Traditionally this would favour women graduates, with a 58% / 42% gender split.

The biggest decline is in investment banking - down 28%, while construction is 16.6% down on last year.

London and the south-east of England as ever account for the lion's share of vacancies, (55.9%), with 10.5% in the Midlands, 5.2% in Scotland, 1.5% in Wales and 0.9% in Northern Ireland.

'Apply early'

Employers' advice to those who do not get their ideal job straight away is to take some form of paid work if they can - rather than doing further study, unless it enhances their employability.

Only 40% thought taking a year off was a sensible move.

Graduates should thoroughly research the firms they want to work for - and half of the employers said applying early would be particularly important.

The shadow innovation, universities and skills secretary, David Willetts, said the survey made sober reading.

"Employers are feeling the pinch and cutting jobs as a result. This problem is made worse by the difficulty they face in finding graduates with the right skills."

This was echoed by IT companies. Software firm Micro Focus, which builds and supports major enterprise systems, said UK businesses simply could not find UK graduates with the skills they needed.

"These systems run UK plc, but the people to maintain them are dwindling fast and universities simply aren't supplying the graduates for the job," chief executive officer Stephen Kelly said.

Debt

The government is telling young people not to be put off going to university. England's Higher Education Minister David Lammy said it was still and always would be a good investment.

"People considering applying to university should do so. A degree can help you not only get your first job but also throughout a career that may span up to 45 years."

In England the graduates facing this tougher market are the first to have accumulated debts from all three years of tuition fees on their courses.

The University and College Union said it had always opposed forcing students into greater levels of debts and disputed the "graduate premiums" the government used to sell debt to potential students.

"Those policies have ensured that thousands of new and recent graduates are entering an incredibly competitive job market with record levels of student and commercial debt," a spokesman said.

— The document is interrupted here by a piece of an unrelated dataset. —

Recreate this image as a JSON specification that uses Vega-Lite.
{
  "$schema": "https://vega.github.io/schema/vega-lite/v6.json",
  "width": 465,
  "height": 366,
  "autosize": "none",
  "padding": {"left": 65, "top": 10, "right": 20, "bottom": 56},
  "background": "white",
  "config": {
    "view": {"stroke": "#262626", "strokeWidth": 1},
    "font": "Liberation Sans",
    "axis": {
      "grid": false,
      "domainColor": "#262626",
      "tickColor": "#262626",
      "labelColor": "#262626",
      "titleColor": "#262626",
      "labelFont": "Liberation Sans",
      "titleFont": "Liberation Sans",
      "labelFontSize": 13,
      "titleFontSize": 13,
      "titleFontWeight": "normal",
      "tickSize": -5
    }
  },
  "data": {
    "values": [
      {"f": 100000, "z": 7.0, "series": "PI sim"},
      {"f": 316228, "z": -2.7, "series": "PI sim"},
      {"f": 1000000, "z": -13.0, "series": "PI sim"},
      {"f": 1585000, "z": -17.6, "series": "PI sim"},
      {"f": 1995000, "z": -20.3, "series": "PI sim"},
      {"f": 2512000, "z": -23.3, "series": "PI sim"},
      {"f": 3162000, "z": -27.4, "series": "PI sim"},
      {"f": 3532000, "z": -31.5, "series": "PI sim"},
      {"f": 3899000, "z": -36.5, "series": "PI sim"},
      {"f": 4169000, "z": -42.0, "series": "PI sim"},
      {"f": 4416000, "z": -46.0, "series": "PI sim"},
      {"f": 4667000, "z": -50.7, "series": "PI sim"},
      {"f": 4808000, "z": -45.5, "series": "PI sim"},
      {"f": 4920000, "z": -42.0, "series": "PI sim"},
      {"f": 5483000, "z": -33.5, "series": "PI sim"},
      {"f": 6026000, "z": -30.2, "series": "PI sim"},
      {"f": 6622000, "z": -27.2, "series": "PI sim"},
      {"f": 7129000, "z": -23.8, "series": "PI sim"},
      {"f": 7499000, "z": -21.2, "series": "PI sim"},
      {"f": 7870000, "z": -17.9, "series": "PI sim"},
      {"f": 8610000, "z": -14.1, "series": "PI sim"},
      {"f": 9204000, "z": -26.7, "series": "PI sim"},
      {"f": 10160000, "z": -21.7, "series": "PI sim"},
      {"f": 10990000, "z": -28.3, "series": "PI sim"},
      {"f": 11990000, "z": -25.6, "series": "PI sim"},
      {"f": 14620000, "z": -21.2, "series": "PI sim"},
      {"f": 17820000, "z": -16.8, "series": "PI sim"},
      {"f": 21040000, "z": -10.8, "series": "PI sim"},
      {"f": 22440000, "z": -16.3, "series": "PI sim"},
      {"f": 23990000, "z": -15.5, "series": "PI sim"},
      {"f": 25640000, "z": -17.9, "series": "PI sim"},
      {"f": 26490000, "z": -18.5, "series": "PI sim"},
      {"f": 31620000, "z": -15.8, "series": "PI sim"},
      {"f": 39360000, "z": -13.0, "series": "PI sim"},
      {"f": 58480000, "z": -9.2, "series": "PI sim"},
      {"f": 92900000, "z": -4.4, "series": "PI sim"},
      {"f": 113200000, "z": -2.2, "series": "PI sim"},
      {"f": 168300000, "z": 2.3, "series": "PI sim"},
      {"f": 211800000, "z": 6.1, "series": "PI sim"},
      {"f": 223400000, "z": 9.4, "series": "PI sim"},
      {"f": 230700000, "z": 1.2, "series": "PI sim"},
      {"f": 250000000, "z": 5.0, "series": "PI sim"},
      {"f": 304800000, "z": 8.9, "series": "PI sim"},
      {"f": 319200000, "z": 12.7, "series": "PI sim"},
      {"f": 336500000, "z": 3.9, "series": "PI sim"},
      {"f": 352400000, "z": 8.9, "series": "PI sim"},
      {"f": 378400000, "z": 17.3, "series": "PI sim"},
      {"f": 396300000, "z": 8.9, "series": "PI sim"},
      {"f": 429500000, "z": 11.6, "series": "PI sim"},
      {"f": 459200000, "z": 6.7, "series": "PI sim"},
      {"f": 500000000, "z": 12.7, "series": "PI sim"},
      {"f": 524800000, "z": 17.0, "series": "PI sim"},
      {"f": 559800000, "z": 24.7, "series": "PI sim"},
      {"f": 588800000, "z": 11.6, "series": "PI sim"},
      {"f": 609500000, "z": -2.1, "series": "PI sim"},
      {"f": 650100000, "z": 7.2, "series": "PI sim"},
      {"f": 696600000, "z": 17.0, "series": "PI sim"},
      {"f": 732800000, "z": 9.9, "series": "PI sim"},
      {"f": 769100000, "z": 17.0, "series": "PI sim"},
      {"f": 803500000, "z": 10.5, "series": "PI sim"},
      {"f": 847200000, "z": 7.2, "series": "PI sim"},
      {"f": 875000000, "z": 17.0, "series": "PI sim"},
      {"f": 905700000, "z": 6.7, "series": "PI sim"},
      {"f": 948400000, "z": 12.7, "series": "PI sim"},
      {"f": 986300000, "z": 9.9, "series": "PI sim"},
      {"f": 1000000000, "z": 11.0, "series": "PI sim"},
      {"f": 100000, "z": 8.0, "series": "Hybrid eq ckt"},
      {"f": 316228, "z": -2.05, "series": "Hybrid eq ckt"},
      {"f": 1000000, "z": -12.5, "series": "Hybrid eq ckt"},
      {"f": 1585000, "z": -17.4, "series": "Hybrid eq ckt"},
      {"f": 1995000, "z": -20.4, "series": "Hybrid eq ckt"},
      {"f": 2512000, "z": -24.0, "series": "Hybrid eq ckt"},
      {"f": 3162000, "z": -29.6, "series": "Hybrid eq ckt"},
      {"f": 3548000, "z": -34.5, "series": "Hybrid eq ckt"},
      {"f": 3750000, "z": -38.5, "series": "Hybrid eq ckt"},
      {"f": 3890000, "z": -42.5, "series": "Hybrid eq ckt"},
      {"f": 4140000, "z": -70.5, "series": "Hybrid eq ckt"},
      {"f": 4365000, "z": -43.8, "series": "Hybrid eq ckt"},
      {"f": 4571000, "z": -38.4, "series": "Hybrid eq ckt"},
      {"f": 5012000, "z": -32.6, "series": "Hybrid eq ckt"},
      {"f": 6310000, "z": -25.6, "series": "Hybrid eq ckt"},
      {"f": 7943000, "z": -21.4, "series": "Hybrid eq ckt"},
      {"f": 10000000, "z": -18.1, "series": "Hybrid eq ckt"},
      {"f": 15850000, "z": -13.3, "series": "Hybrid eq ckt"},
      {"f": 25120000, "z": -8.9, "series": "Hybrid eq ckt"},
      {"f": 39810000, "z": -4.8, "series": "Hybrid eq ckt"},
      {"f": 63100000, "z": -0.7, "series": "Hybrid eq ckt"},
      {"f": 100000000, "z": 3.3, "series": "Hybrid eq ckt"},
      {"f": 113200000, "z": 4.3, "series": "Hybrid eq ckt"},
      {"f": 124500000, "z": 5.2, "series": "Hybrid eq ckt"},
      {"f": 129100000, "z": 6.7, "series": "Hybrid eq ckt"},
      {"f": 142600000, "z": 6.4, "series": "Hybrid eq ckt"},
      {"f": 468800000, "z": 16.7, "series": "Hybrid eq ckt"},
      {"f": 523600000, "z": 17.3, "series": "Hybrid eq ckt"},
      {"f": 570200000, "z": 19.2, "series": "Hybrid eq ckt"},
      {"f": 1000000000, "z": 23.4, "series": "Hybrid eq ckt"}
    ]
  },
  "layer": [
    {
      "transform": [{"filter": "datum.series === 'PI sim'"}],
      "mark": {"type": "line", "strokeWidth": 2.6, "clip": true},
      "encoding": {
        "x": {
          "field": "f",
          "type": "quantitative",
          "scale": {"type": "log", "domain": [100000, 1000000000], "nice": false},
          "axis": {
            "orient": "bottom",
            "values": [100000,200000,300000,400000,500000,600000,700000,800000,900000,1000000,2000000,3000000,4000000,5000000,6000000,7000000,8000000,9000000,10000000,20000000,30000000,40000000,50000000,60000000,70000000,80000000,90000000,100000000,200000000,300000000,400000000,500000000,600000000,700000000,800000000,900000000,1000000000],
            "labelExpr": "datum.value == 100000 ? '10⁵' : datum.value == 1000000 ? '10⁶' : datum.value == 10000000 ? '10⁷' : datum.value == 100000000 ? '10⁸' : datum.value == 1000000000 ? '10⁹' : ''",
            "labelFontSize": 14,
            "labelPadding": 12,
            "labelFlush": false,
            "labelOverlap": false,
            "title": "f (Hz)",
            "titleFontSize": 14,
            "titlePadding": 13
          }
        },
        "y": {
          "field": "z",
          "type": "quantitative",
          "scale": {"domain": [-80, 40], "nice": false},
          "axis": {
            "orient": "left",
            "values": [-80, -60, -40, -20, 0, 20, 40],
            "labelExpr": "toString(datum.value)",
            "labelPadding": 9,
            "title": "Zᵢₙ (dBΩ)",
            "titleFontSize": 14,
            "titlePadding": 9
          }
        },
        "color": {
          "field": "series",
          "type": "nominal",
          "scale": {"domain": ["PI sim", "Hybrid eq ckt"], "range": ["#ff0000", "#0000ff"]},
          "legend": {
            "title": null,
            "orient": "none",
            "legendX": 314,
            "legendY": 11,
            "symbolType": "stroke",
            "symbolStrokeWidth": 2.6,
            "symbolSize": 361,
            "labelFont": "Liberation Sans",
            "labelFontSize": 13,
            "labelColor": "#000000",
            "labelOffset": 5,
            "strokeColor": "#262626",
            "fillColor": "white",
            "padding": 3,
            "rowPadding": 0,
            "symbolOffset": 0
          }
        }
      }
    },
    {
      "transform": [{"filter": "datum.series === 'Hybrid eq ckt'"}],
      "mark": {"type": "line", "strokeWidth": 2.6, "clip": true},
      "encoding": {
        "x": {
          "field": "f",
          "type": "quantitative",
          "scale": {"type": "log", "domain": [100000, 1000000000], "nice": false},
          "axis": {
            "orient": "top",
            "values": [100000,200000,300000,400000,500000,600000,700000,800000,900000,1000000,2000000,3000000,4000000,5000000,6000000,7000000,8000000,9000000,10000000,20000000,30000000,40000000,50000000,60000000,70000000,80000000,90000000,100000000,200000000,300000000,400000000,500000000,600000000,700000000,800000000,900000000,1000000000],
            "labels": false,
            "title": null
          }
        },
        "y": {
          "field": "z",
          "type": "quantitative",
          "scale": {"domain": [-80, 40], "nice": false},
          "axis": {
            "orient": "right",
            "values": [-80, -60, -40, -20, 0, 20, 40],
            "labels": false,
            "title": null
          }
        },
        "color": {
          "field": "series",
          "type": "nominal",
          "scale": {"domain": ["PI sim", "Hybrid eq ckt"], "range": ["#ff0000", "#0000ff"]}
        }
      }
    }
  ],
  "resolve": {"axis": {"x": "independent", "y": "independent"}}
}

The National Union of Students said it was not only graduate jobs that were at risk in the downturn.

"Many students have to work part-time to finance their studies, and we may see more of them having to drop out if they lose these jobs.

"Those vice-chancellors who are arguing for the cap on fees to be lifted in the coming year must think again, unless they want to plunge a generation of students and graduates into even worse debt during a time of economic crisis."